- EXERCISE INSTRUCTIONS: Copy the data exactly as it appears, and do not include any pictures.

- SUPPLIED MATERIAL:
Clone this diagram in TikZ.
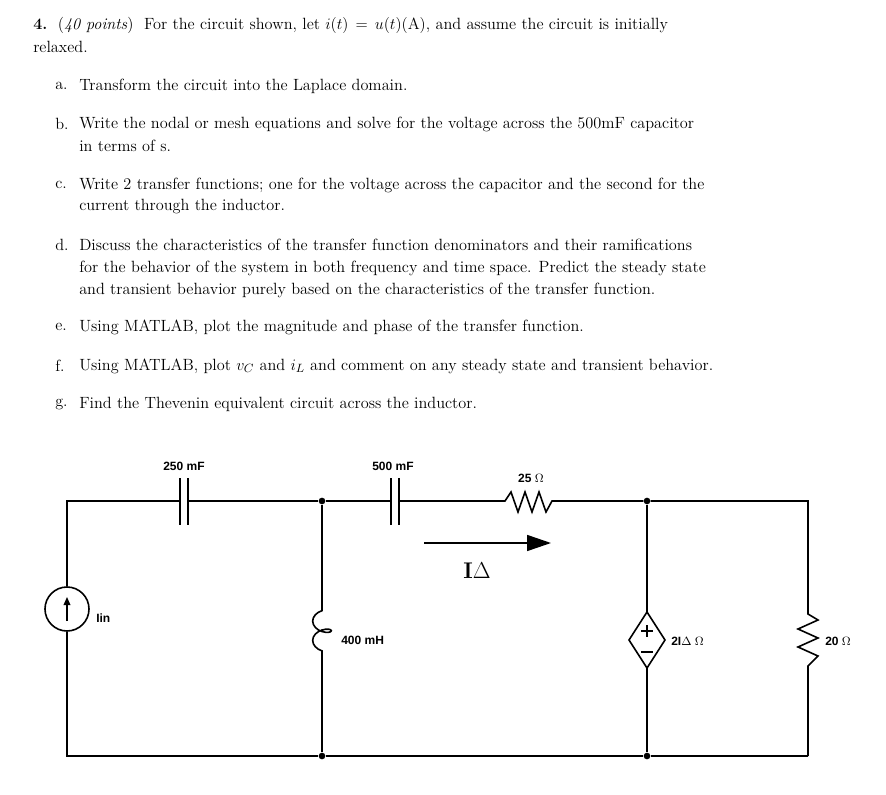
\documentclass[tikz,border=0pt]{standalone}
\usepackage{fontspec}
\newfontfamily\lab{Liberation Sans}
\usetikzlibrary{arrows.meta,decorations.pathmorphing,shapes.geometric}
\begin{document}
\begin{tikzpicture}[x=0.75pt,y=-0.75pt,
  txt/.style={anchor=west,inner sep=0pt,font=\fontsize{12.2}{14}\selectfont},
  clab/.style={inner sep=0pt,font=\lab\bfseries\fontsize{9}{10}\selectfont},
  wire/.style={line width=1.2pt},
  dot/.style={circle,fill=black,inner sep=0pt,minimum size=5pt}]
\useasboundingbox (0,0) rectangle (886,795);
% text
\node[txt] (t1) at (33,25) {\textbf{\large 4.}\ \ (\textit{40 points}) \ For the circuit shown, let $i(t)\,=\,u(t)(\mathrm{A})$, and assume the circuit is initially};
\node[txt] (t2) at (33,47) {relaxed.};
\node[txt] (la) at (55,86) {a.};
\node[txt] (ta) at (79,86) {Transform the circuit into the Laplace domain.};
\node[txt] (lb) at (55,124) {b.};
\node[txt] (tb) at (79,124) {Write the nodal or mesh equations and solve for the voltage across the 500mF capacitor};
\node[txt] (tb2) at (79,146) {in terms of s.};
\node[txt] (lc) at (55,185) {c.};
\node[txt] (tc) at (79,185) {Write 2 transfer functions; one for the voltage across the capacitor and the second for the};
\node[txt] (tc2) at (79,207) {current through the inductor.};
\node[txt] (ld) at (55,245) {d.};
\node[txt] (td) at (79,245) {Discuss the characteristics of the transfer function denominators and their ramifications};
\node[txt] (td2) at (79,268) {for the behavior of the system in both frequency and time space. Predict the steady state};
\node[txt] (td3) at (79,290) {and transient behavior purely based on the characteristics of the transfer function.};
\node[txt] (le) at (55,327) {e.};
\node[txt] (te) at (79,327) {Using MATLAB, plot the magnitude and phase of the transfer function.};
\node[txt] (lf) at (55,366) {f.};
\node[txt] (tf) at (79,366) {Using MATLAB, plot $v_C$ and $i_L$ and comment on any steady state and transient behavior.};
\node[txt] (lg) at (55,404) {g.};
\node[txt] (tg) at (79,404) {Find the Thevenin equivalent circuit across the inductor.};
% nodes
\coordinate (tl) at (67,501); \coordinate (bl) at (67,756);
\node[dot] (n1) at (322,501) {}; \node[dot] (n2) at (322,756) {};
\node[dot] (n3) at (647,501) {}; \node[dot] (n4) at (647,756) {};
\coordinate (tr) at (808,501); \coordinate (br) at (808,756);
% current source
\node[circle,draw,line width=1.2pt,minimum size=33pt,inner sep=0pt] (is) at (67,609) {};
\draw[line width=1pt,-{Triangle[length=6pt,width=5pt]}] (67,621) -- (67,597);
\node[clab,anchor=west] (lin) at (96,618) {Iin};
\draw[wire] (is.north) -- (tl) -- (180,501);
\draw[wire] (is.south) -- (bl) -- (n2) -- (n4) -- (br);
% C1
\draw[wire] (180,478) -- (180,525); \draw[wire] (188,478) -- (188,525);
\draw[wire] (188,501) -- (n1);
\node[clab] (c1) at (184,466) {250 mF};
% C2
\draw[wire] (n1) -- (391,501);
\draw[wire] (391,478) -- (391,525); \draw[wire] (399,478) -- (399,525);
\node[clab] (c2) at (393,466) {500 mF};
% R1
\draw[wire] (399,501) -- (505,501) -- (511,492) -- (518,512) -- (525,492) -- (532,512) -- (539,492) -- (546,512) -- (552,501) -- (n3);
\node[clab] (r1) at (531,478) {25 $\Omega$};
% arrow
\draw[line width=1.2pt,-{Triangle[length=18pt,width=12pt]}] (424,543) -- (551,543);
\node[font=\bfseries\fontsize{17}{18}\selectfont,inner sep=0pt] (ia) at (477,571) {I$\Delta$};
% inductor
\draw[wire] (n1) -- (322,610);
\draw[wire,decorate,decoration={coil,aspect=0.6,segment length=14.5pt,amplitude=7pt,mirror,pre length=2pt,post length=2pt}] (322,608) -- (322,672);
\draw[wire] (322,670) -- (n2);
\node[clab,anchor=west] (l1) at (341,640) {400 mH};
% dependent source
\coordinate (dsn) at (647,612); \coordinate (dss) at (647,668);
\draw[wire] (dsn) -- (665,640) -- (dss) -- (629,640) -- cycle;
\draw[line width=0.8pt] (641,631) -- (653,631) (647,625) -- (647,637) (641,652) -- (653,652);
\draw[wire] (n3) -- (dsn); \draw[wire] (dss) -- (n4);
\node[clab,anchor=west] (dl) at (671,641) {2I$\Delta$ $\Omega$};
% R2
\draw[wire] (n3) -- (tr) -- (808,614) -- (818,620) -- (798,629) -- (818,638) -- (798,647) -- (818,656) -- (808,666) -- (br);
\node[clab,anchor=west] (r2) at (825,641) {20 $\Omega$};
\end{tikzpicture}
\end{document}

- CORRECT RESPONSE:
Clone this diagram in TikZ.
\documentclass[tikz,border=0pt]{standalone}
\usepackage{fontspec}
\newfontfamily\lab{Liberation Sans}
\usetikzlibrary{arrows.meta,decorations.pathmorphing,shapes.geometric}
\begin{document}
\begin{tikzpicture}[x=0.75pt,y=-0.75pt,
  txt/.style={anchor=west,inner sep=0pt,font=\fontsize{12.2}{14}\selectfont},
  clab/.style={inner sep=0pt,font=\lab\bfseries\fontsize{9}{10}\selectfont},
  wire/.style={line width=1.2pt},
  dot/.style={circle,fill=black,inner sep=0pt,minimum size=5pt}]
\useasboundingbox (0,0) rectangle (886,795);
% text
\node[txt] (t1) at (33,25) {\textbf{\large 4.}\ \ (\textit{40 points}) \ For the circuit shown, let $i(t)\,=\,u(t)(\mathrm{A})$, and assume the circuit is initially};
\node[txt] (t2) at (33,47) {relaxed.};
\node[txt] (la) at (55,86) {a.};
\node[txt] (ta) at (79,86) {Transform the circuit into the Laplace domain.};
\node[txt] (lb) at (55,124) {b.};
\node[txt] (tb) at (79,124) {Write the nodal or mesh equations and solve for the voltage across the 500mF capacitor};
\node[txt] (tb2) at (79,146) {in terms of s.};
\node[txt] (lc) at (55,185) {c.};
\node[txt] (tc) at (79,185) {Write 2 transfer functions; one for the voltage across the capacitor and the second for the};
\node[txt] (tc2) at (79,207) {current through the inductor.};
\node[txt] (ld) at (55,245) {d.};
\node[txt] (td) at (79,245) {Discuss the characteristics of the transfer function denominators and their ramifications};
\node[txt] (td2) at (79,268) {for the behavior of the system in both frequency and time space. Predict the steady state};
\node[txt] (td3) at (79,290) {and transient behavior purely based on the characteristics of the transfer function.};
\node[txt] (le) at (55,327) {e.};
\node[txt] (te) at (79,327) {Using MATLAB, plot the magnitude and phase of the transfer function.};
\node[txt] (lf) at (55,366) {f.};
\node[txt] (tf) at (79,366) {Using MATLAB, plot $v_C$ and $i_L$ and comment on any steady state and transient behavior.};
\node[txt] (lg) at (55,404) {g.};
\node[txt] (tg) at (79,404) {Find the Thevenin equivalent circuit across the inductor.};
% nodes
\coordinate (tl) at (67,501); \coordinate (bl) at (67,756);
\node[dot] (n1) at (322,501) {}; \node[dot] (n2) at (322,756) {};
\node[dot] (n3) at (647,501) {}; \node[dot] (n4) at (647,756) {};
\coordinate (tr) at (808,501); \coordinate (br) at (808,756);
% current source
\node[circle,draw,line width=1.2pt,minimum size=33pt,inner sep=0pt] (is) at (67,609) {};
\draw[line width=1pt,-{Triangle[length=6pt,width=5pt]}] (67,621) -- (67,597);
\node[clab,anchor=west] (lin) at (96,618) {Iin};
\draw[wire] (is.north) -- (tl) -- (180,501);
\draw[wire] (is.south) -- (bl) -- (n2) -- (n4) -- (br);
% C1
\draw[wire] (180,478) -- (180,525); \draw[wire] (188,478) -- (188,525);
\draw[wire] (188,501) -- (n1);
\node[clab] (c1) at (184,466) {250 mF};
% C2
\draw[wire] (n1) -- (391,501);
\draw[wire] (391,478) -- (391,525); \draw[wire] (399,478) -- (399,525);
\node[clab] (c2) at (393,466) {500 mF};
% R1
\draw[wire] (399,501) -- (505,501) -- (511,492) -- (518,512) -- (525,492) -- (532,512) -- (539,492) -- (546,512) -- (552,501) -- (n3);
\node[clab] (r1) at (531,478) {25 $\Omega$};
% arrow
\draw[line width=1.2pt,-{Triangle[length=18pt,width=12pt]}] (424,543) -- (551,543);
\node[font=\bfseries\fontsize{17}{18}\selectfont,inner sep=0pt] (ia) at (477,571) {I$\Delta$};
% inductor
\draw[wire] (n1) -- (322,610);
\draw[wire,decorate,decoration={coil,aspect=0.6,segment length=14.5pt,amplitude=7pt,mirror,pre length=2pt,post length=2pt}] (322,608) -- (322,672);
\draw[wire] (322,670) -- (n2);
\node[clab,anchor=west] (l1) at (341,640) {400 mH};
% dependent source
\coordinate (dsn) at (647,612); \coordinate (dss) at (647,668);
\draw[wire] (dsn) -- (665,640) -- (dss) -- (629,640) -- cycle;
\draw[line width=0.8pt] (641,631) -- (653,631) (647,625) -- (647,637) (641,652) -- (653,652);
\draw[wire] (n3) -- (dsn); \draw[wire] (dss) -- (n4);
\node[clab,anchor=west] (dl) at (671,641) {2I$\Delta$ $\Omega$};
% R2
\draw[wire] (n3) -- (tr) -- (808,614) -- (818,620) -- (798,629) -- (818,638) -- (798,647) -- (818,656) -- (808,666) -- (br);
\node[clab,anchor=west] (r2) at (825,641) {20 $\Omega$};
\end{tikzpicture}
\end{document}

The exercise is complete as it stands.